JOLLEY ELEVATOR COMPANY v. SCHWEGMANN BROTHERS GIANT SUPER MARKETS

Court of Appeal of Louisiana (1970)

Facts

Issue

Holding — Chasez, J.

Rule

Reasoning

Deep Dive: How the Court Reached Its Decision

Contract Formation

The court reasoned that a verbal contract was formed between Jolley and Schwegmann during their meeting on April 26, 1966. Jolley testified that both parties reached an agreement on the elevator installation and its price, and he acted upon this agreement by ordering materials from his supplier, ESCO Elevators, Inc. This action demonstrated his reliance on the verbal contract, as he did not order materials without believing a binding agreement existed. The court found it significant that Schwegmann did not communicate any cancellation of the agreement after the meeting, further supporting the conclusion that both parties viewed the contract as valid. Additionally, the court considered the subsequent actions, including the signing of a written proposal and meetings to discuss installation details, as evidence that both parties were engaged in fulfilling the original agreement. The court rejected Schwegmann's argument that the contract was contingent upon his architect's approval, stating that the actions taken by Jolley indicated a commitment to the contract that was not dependent on further approval.

Evidence of Contractual Intent

The court highlighted that Jolley's actions and the circumstances surrounding the negotiations indicated a clear intent to form a contract. By placing an order for materials during the April 26 meeting, Jolley acted in a manner consistent with having a binding agreement, suggesting that he believed the terms were finalized. Schwegmann’s failure to inform Jolley of any cancellation or change in the agreement after such actions were taken implied acceptance of the terms as discussed. The court noted that Schwegmann's own business practices, which included signing proposals and forwarding them for further consideration, did not negate the existence of an agreement. By signing the proposal, Schwegmann had not only acknowledged the contract but also created an expectation that the agreement would move forward, which was later reinforced by meetings to finalize installation details. The court found that these factors collectively demonstrated that both parties were operating under the assumption that a valid contract existed.

Reasonableness of Damages

In assessing damages, the court concluded that Jolley’s claims were reasonable and supported by evidence. The law permits recovery for lost profits resulting from a breach of contract, as established under L.S.A.-C.C. art. 1934. Jolley provided a detailed estimate that included a breakdown of expected profits from the job, totaling $2,159.00, which the court found to be a reasonable reflection of potential earnings based on the contract price. The court emphasized that while damages must not be speculative, they do not require absolute certainty, aligning with previous jurisprudence that allowed for reasonable estimates of lost profits. Since Jolley’s calculations were based on actual costs and prior experience, the court determined they were not conjectural but rather a valid reflection of his expected gains had the contract been honored. Furthermore, the court recognized the cancellation fee incurred by Jolley as a legitimate loss, affirming that this fee was a direct consequence of Schwegmann's breach of contract.

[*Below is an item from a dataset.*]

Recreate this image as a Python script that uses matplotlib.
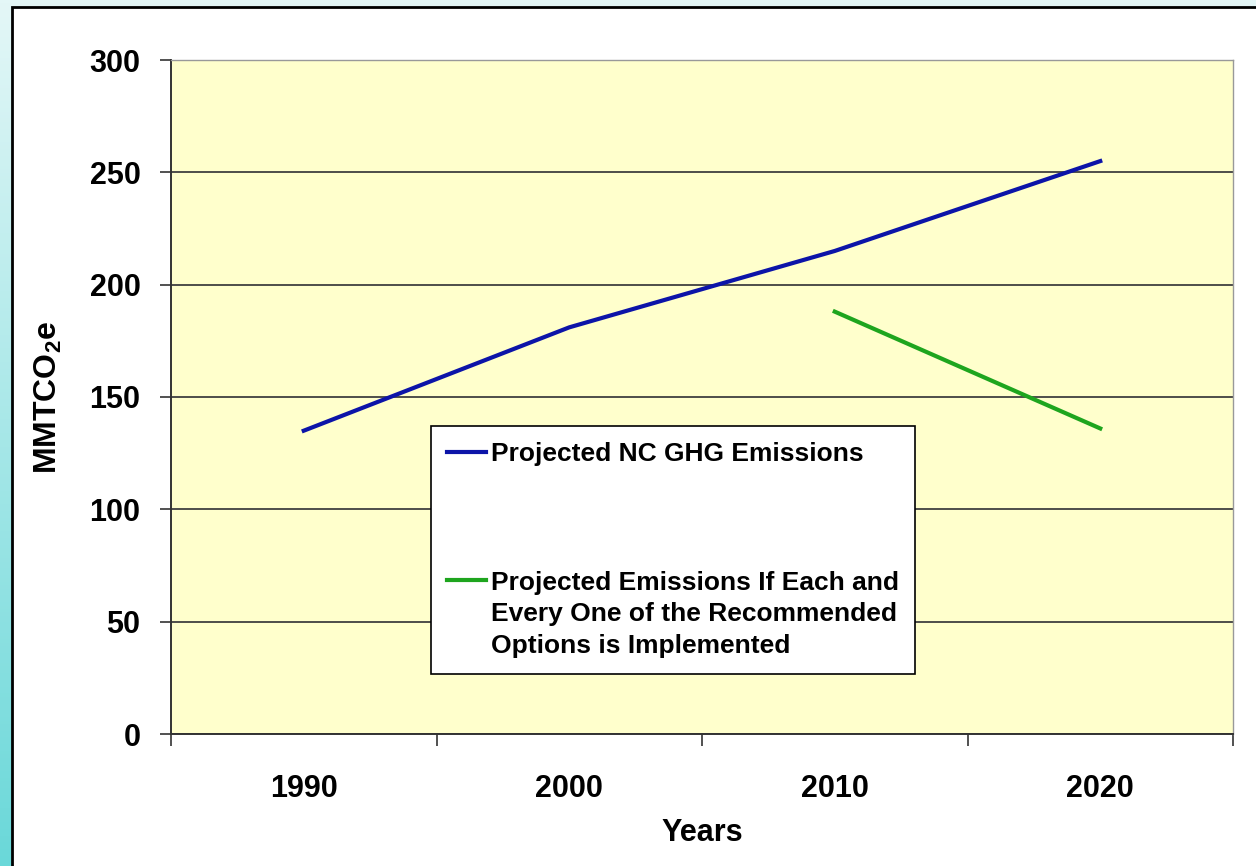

Final Judgment and Amendments

The court ultimately amended the trial court's judgment to reflect the accurate total of damages awarded to Jolley. The initial judgment of $3,150.90 was adjusted to $3,140.90, which accurately accounted for Jolley's lost profits and the cancellation fee he incurred. This adjustment was necessary to ensure the amount awarded corresponded precisely with the damages established during the trial. The court affirmed the lower court’s ruling in all other respects, signifying that the foundation of the original judgment was sound despite the minor amendment. The decision underscored the court's commitment to ensuring that damages awarded were consistent with the losses suffered by the aggrieved party. In conclusion, the court affirmed that Jolley was entitled to compensation for both his lost profits and the cancellation fee, reinforcing the enforceability of verbal contracts when accompanied by corroborating actions and evidence.